Module overview
The module provides an introduction to data analytics and data mining. It will combine practical work using R and SQL with an introduction to some of the theory behind standard data mining techniques.
Aims and Objectives
Learning Outcomes
Knowledge and Understanding
Having successfully completed this module, you will be able to demonstrate knowledge and understanding of:
- Understand the basic principles of database design
- Develop a good understanding of the underpinning statistical ideas behind data mining.
- Have a good understanding of algorithms that can be used for classification, assortment, clustering and text analytics.
Learning Outcomes
Having successfully completed this module you will be able to:
- Run basic queries to obtain information from a database
- Use R for data manipulation and visualisation
- Be able to carry out a practical data mining project.
- Be able to apply data mining algorithms using R.
Transferable and Generic Skills
Having successfully completed this module you will be able to:
- Understand how to present results from a complex data analysis to a non-expert.

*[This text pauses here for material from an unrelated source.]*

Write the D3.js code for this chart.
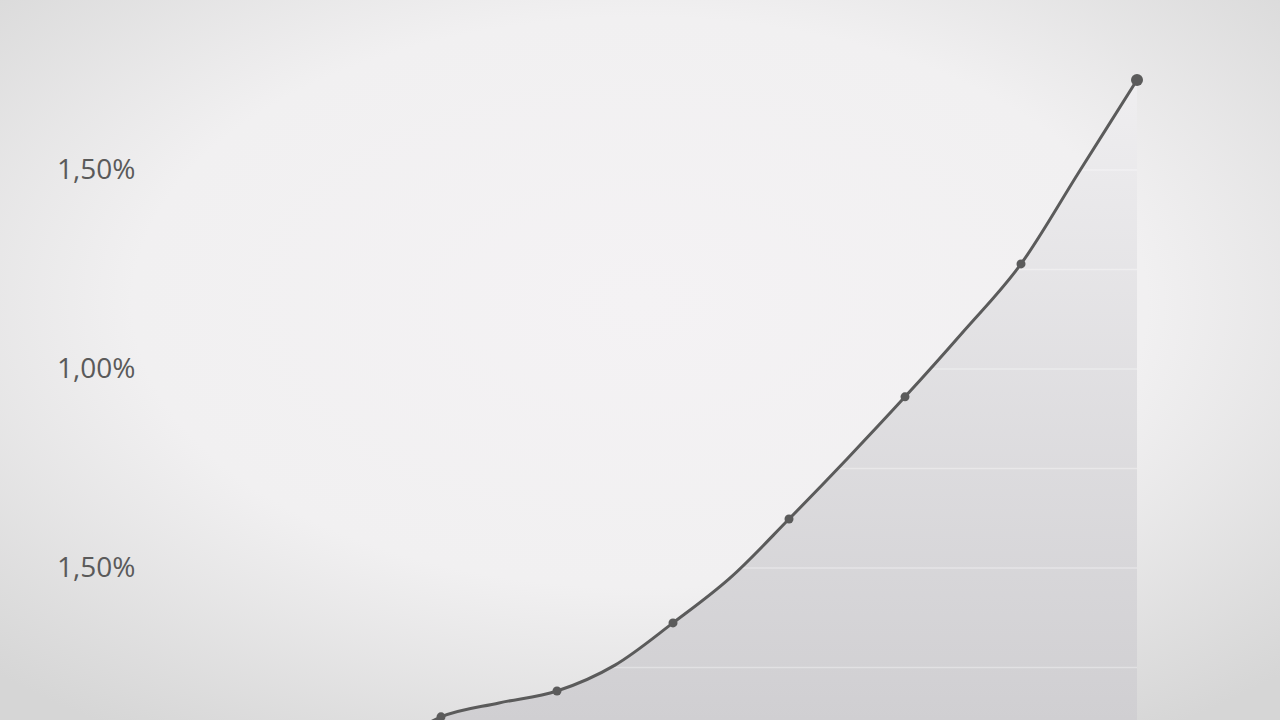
<!DOCTYPE html>
<html>
<head>
<meta charset="utf-8">
<script src="https://cdn.jsdelivr.net/npm/d3@7"></script>
<style>
  html, body { margin: 0; padding: 0; background: #ececec; }
  svg { display: block; }
</style>
</head>
<body>
<div id="chart"></div>
<script>
// datos (paso = medio periodo)
const periodos = [0, 1, 2, 3, 4, 5, 6, 7, 8, 9, 10, 11, 12, 13, 14];
const valores = [0.0, 0.043, 0.126, 0.161, 0.191, 0.256, 0.362, 0.477, 0.623, 0.774, 0.930, 1.093, 1.264, 1.495, 1.726];
const marcados = [0, 2, 4, 6, 8, 10, 12, 14];
const ticksY = [1.5, 1.0, 0.5];
const etiquetasY = ["1,50%", "1,00%", "1,50%"];
const rejilla = [0.25, 0.5, 0.75, 1.0, 1.25, 1.5];

const width = 1280, height = 720;

const svg = d3.select("#chart")
    .append("svg")
    .attr("width", width)
    .attr("height", height);

const defs = svg.append("defs");

const fondo = defs.append("radialGradient")
    .attr("id", "fondo")
    .attr("cx", "50%").attr("cy", "42%").attr("r", "72%");
fondo.append("stop").attr("offset", "0%").attr("stop-color", "#f4f2f4");
fondo.append("stop").attr("offset", "55%").attr("stop-color", "#f1f0f1");
fondo.append("stop").attr("offset", "100%").attr("stop-color", "#d6d6d6");

const relleno = defs.append("linearGradient")
    .attr("id", "relleno")
    .attr("x1", 0).attr("y1", 80).attr("x2", 0).attr("y2", 720)
    .attr("gradientUnits", "userSpaceOnUse");
relleno.append("stop").attr("offset", "0%").attr("stop-color", "#efeef0");
relleno.append("stop").attr("offset", "100%").attr("stop-color", "#d0cfd2");

svg.append("rect")
    .attr("width", width)
    .attr("height", height)
    .attr("fill", "url(#fondo)");

const x = d3.scaleLinear()
    .domain([0, 14])
    .range([325, 1137]);

const y = d3.scaleLinear()
    .domain([0.5, 1.5])
    .range([568, 170]);

const area = d3.area()
    .x((d, i) => x(periodos[i]))
    .y0(y(0))
    .y1(d => y(d))
    .curve(d3.curveMonotoneX);

const linea = d3.line()
    .x((d, i) => x(periodos[i]))
    .y(d => y(d))
    .curve(d3.curveMonotoneX);

defs.append("clipPath")
    .attr("id", "recorte")
    .append("path")
    .attr("d", area(valores));

svg.append("path")
    .datum(valores)
    .attr("fill", "url(#relleno)")
    .attr("d", area);

// lineas de rejilla solo dentro del area
svg.append("g")
    .attr("clip-path", "url(#recorte)")
    .selectAll("line")
    .data(rejilla)
    .enter()
    .append("line")
    .attr("x1", 0)
    .attr("x2", width)
    .attr("y1", d => y(d))
    .attr("y2", d => y(d))
    .attr("stroke", "#ffffff")
    .attr("stroke-opacity", 0.35)
    .attr("stroke-width", 1.5);

svg.append("path")
    .datum(valores)
    .attr("fill", "none")
    .attr("stroke", "#5b5b5b")
    .attr("stroke-width", 3)
    .attr("stroke-linejoin", "round")
    .attr("stroke-linecap", "round")
    .attr("d", linea);

svg.selectAll("circle")
    .data(marcados)
    .enter()
    .append("circle")
    .attr("cx", i => x(periodos[i]))
    .attr("cy", i => y(valores[i]))
    .attr("r", i => i === 14 ? 6 : 4.5)
    .attr("fill", "#5b5b5b");

const ejeY = d3.axisLeft(y)
    .tickValues(ticksY)
    .tickFormat((d, i) => etiquetasY[i])
    .tickSize(0)
    .tickPadding(0);

const gEje = svg.append("g")
    .attr("transform", "translate(57,0)")
    .call(ejeY);
gEje.select(".domain").remove();
gEje.selectAll("text")
    .attr("text-anchor", "start")
    .attr("x", 0)
    .attr("fill", "#5a5a5a")
    .style("font-family", "'Open Sans', sans-serif")
    .style("font-size", "28px");
</script>
</body>
</html>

- Gain practice in working as part of a technical team on a data mining project.
Syllabus
Part 1: Data Analytics
This will cover the extraction of data from a database, preliminary analysis including plotting to support a better understanding of the underlying features and preprocessing. Introduction to reporting in R, including RMarkdown.

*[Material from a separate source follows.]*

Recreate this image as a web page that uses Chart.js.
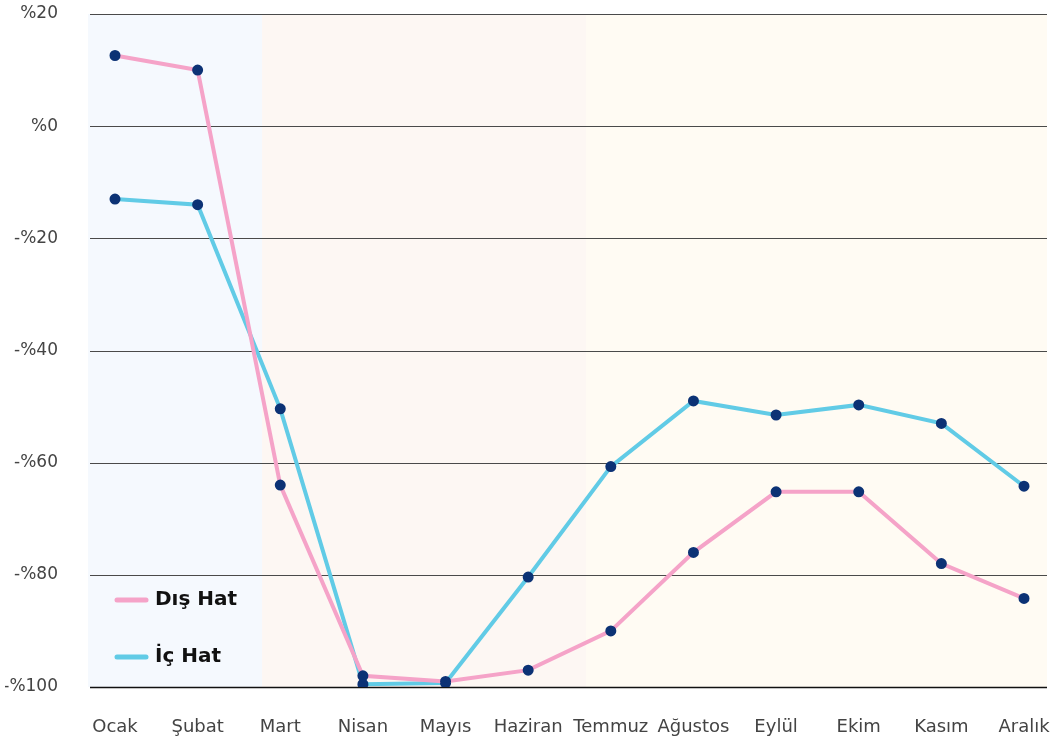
<!DOCTYPE html>
<html>
<head>
<meta charset="utf-8">
<script src="https://cdn.jsdelivr.net/npm/chart.js@4/dist/chart.umd.min.js"></script>
<style>
  html, body { margin: 0; padding: 0; background: #fff; overflow: hidden; }
  canvas { display: block; }
</style>
</head>
<body>
<canvas id="myChart" width="1064" height="741"></canvas>
<script>
const months = ['Ocak', 'Şubat', 'Mart', 'Nisan', 'Mayıs', 'Haziran', 'Temmuz', 'Ağustos', 'Eylül', 'Ekim', 'Kasım', 'Aralık'];
const disHat = [12.6, 10, -64, -98, -99, -97, -90, -76, -65.2, -65.2, -78, -84.2];
const icHat = [-13, -14, -50.4, -99.5, -99.3, -80.4, -60.7, -49, -51.5, -49.7, -53, -64.2];
const yTicks = [20, 0, -20, -40, -60, -80, -100];

const FONT = '"DejaVu Sans", sans-serif';

// background bands + grid lines, drawn wider than the point span
const backdrop = {
    id: 'backdrop',
    beforeDatasetsDraw(chart) {
        const { ctx, chartArea, scales } = chart;
        const x = scales.x, y = scales.y;
        const step = x.getPixelForValue(1) - x.getPixelForValue(0);
        const left = chartArea.left - 27;
        const right = chartArea.right + 23;
        const top = y.getPixelForValue(20);
        const bottom = y.getPixelForValue(-100);
        const b1 = x.getPixelForValue(1) + step * 0.78;
        const b2 = x.getPixelForValue(5) + step * 0.7;
        ctx.save();
        ctx.fillStyle = '#f5f9fe';
        ctx.fillRect(left, top, b1 - left, bottom - top);
        ctx.fillStyle = '#fdf7f3';
        ctx.fillRect(b1, top, b2 - b1, bottom - top);
        ctx.fillStyle = '#fffbf3';
        ctx.fillRect(b2, top, right - b2, bottom - top);
        yTicks.forEach(v => {
            const py = Math.round(y.getPixelForValue(v)) + 0.5;
            ctx.strokeStyle = v === -100 ? '#111' : '#4a4a4a';
            ctx.lineWidth = v === -100 ? 1.5 : 1.2;
            ctx.beginPath();
            ctx.moveTo(left + 2, py);
            ctx.lineTo(right, py);
            ctx.stroke();
        });
        ctx.restore();
    }
};

// legend drawn inside the chart area
const innerLegend = {
    id: 'innerLegend',
    afterDatasetsDraw(chart) {
        const { ctx, chartArea } = chart;
        const x0 = chartArea.left;
        const rows = [600, 657];
        ctx.save();
        chart.data.datasets.forEach((ds, i) => {
            ctx.strokeStyle = ds.borderColor;
            ctx.lineWidth = 5;
            ctx.lineCap = 'round';
            ctx.beginPath();
            ctx.moveTo(x0 + 2, rows[i]);
            ctx.lineTo(x0 + 31, rows[i]);
            ctx.stroke();
            ctx.fillStyle = '#111';
            ctx.font = 'bold 20px ' + FONT;
            ctx.textBaseline = 'middle';
            ctx.fillText(ds.label, x0 + 40, rows[i]);
        });
        ctx.restore();
    }
};

const ctx = document.getElementById('myChart').getContext('2d');
new Chart(ctx, {
    type: 'line',
    data: {
        labels: months,
        datasets: [
            {
                label: 'Dış Hat',
                data: disHat,
                borderColor: '#f5a3c8',
                borderWidth: 4,
                pointBackgroundColor: '#0c3275',
                pointBorderColor: '#0c3275',
                pointRadius: 3.5,
                tension: 0
            },
            {
                label: 'İç Hat',
                data: icHat,
                borderColor: '#61cbe6',
                borderWidth: 4,
                pointBackgroundColor: '#0c3275',
                pointBorderColor: '#0c3275',
                pointRadius: 3.5,
                tension: 0
            }
        ]
    },
    options: {
        responsive: false,
        animation: false,
        layout: { padding: { left: 5, right: 40, top: 14, bottom: 0 } },
        plugins: {
            legend: { display: false },
            tooltip: { enabled: false }
        },
        scales: {
            x: {
                offset: false,
                grid: { display: false, drawTicks: false },
                border: { display: false },
                afterFit: s => { s.paddingLeft = 0; s.paddingRight = 0; s.height = 54; },
                ticks: {
                    padding: 30,
                    color: '#444',
                    font: { family: FONT, size: 18 },
                    maxRotation: 0,
                    autoSkip: false
                }
            },
            y: {
                min: -100,
                max: 20,
                afterBuildTicks: s => { s.ticks = yTicks.map(v => ({ value: v })); },
                afterFit: s => { s.width = 110; s.paddingTop = 0; s.paddingBottom = 0; },
                grid: { display: false, drawTicks: false },
                border: { display: false },
                ticks: {
                    padding: 57,
                    color: '#444',
                    font: { family: FONT, size: 17 },
                    callback: v => (v < 0 ? '-%' + Math.abs(v) : '%' + v)
                }
            }
        }
    },
    plugins: [backdrop, innerLegend]
});
</script>
</body>
</html>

Part 2: Statistical Methods for Data Mining
Underlying statistical ideas needed for data mining, including maximum likelihood estimation, linear & logistic regression, principal components analysis and measures of similarity/dissimilarity.
Part 3: Text Mining
Processing text data, analysing word frequency (tf-idf), bag of words, with option to cover topic modelling (LDA – Latent Dirichlet Allocation).
Part 4: Classification
A main focus on trees, boosting algorithms and an introduction to random forests.
Part 5: Association Analysis
A priori algorithm and generation of frequent item sets.
Part 6: Cluster Analysis
K-means algorithm and hierarchical clustering.
Learning and Teaching
Teaching and learning methods
The module will be taught using a mixture of lectures and computer workshops: 2 hours of lectures and 2 hours of computer workshops per week for the duration of Semester 1.
Type | Hours |
---|---|
Workshops | 22 |
Teaching | 22 |
Independent Study | 106 |
Total study time | 150 |
Resources & Reading list
Textbooks
Ritchie C. Relational Database Principles (Letts Educational).

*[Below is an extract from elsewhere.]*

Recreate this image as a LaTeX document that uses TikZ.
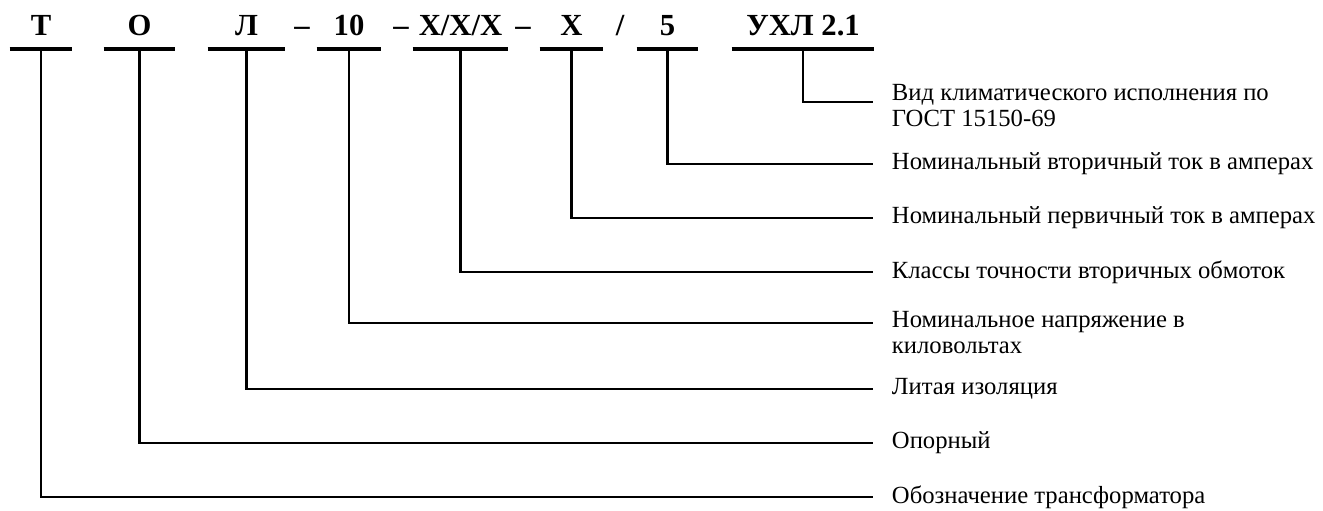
\documentclass[tikz,border=0pt]{standalone}
\usepackage{fontspec}
\setmainfont{Liberation Serif}
\usetikzlibrary{positioning}
\begin{document}
\begin{tikzpicture}[x=0.75pt,y=-0.75pt,line cap=butt,
 code/.style={font=\fontsize{23}{23}\selectfont\bfseries,anchor=south,inner xsep=0pt,inner ysep=10pt,text depth=0pt},
 lbl/.style={font=\fontsize{18.5}{19.5}\selectfont,align=left,inner sep=0pt,right=14pt of #1},
 ul/.style={line width=2.3pt}, ln/.style={line width=2pt}]
\useasboundingbox (0,0) rectangle (1323,510);
\node[code,minimum width=46.5pt] (t) at (41,49) {Т};
\node[code,minimum width=53.25pt] (o) at (139.5,49) {О};
\node[code,minimum width=57.75pt] (l) at (246.5,49) {Л};
\node[code] (d1) at (302,49) {–};
\node[code,minimum width=48pt] (kv) at (349,49) {10};
\node[code] (d2) at (401,49) {–};
\node[code,minimum width=71.25pt] (cls) at (460.5,49) {Х/Х/Х};
\node[code] (d3) at (523,49) {–};
\node[code,minimum width=47.25pt] (ip) at (571.5,49) {Х};
\node[code] (sl) at (620,49) {/};
\node[code,minimum width=45.75pt] (is) at (667.5,49) {5};
\node[code,minimum width=106.5pt] (clim) at (803,49) {УХЛ 2.1};
\draw[ul] (t.south west)--(t.south east) (o.south west)--(o.south east) (l.south west)--(l.south east) (kv.south west)--(kv.south east) (cls.south west)--(cls.south east) (ip.south west)--(ip.south east) (is.south west)--(is.south east) (clim.south west)--(clim.south east);
\coordinate (e1) at (873,102);
\coordinate (e2) at (873,164);
\coordinate (e3) at (873,218);
\coordinate (e4) at (873,272);
\coordinate (e5) at (873,323);
\coordinate (e6) at (873,389);
\coordinate (e7) at (873,443);
\coordinate (e8) at (873,497);
\draw[ln] (clim.south)|-(e1) (is.south)|-(e2) (ip.south)|-(e3) (cls.south)|-(e4) (kv.south)|-(e5) (l.south)|-(e6) (o.south)|-(e7) (t.south)|-(e8);
\node[lbl=e1,yshift=-3pt] (vid) {Вид климатического исполнения по\\ГОСТ 15150-69};
\node[lbl=e2] (vtor) {Номинальный вторичный ток в амперах};
\node[lbl=e3] (perv) {Номинальный первичный ток в амперах};
\node[lbl=e4] (klass) {Классы точности вторичных обмоток};
\node[lbl=e5,yshift=-7.5pt] (napr) {Номинальное напряжение в\\киловольтах};
\node[lbl=e6] (izol) {Литая изоляция};
\node[lbl=e7] (opor) {Опорный};
\node[lbl=e8] (oboz) {Обозначение трансформатора};
\end{tikzpicture}
\end{document}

Rolland FD. The Essence of Database. Prentice Hall.
Assessment
Assessment strategy
Assessment will be by coursework assignments and will be a mix of individual and group work.
Summative
This is how we’ll formally assess what you have learned in this module.
Method | Percentage contribution |
---|---|
Coursework | 15% |
Coursework | 15% |
Coursework | 40% |
Coursework | 30% |
Referral
This is how we’ll assess you if you don’t meet the criteria to pass this module.
Method | Percentage contribution |
---|---|
Coursework assignment(s) | 100% |
Repeat Information
Repeat type: Internal & External